Peter Thiel built the PayPal team by asking one question: "What important truth do very few people agree with you on?" It sounds like a philosophy seminar prompt, but it is a precision tool. A good answer takes the form: most people believe X, but the truth is the opposite of X. It tests whether someone can think independently, hold a conviction that is uncomfortable, and defend it with evidence.
"What important truth do very few people agree with you on?"
Thiel's hiring philosophy is rooted in his broader worldview: the most valuable companies are built on secrets, important truths that most people do not see or do not agree with. If you want to build something that goes from zero to one, from nothing to something genuinely new, you need people who can see those secrets. Consensus thinkers, by definition, cannot.

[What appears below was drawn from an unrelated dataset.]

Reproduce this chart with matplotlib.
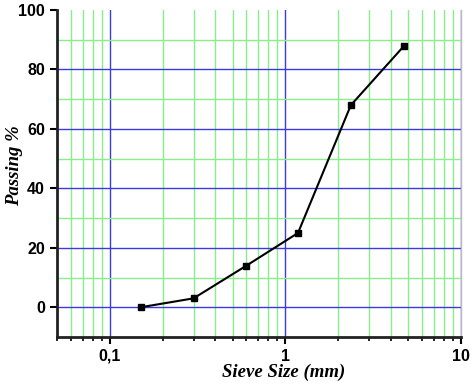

"Every great company is built on a secret. The people you hire need to be capable of seeing and acting on secrets."
The PayPal team was assembled almost entirely through personal networks and trusted referrals. Thiel hired people he knew or who came recommended by people he trusted deeply. The result was arguably the most successful team in Silicon Valley history. The PayPal Mafia went on to found or lead YouTube, LinkedIn, Yelp, Tesla, SpaceX, and Palantir.
"A startup should be a cult, minus the craziness. The early team needs to share an intense, specific belief in the mission."
Thiel also gave every early PayPal employee a single, clearly defined responsibility. No overlapping roles, no shared ownership. This eliminated internal politics and made accountability unambiguous. His view of great teams: hire people who are different from each other in skills but intensely aligned on mission. Not clones. Independent thinkers who care about the same thing.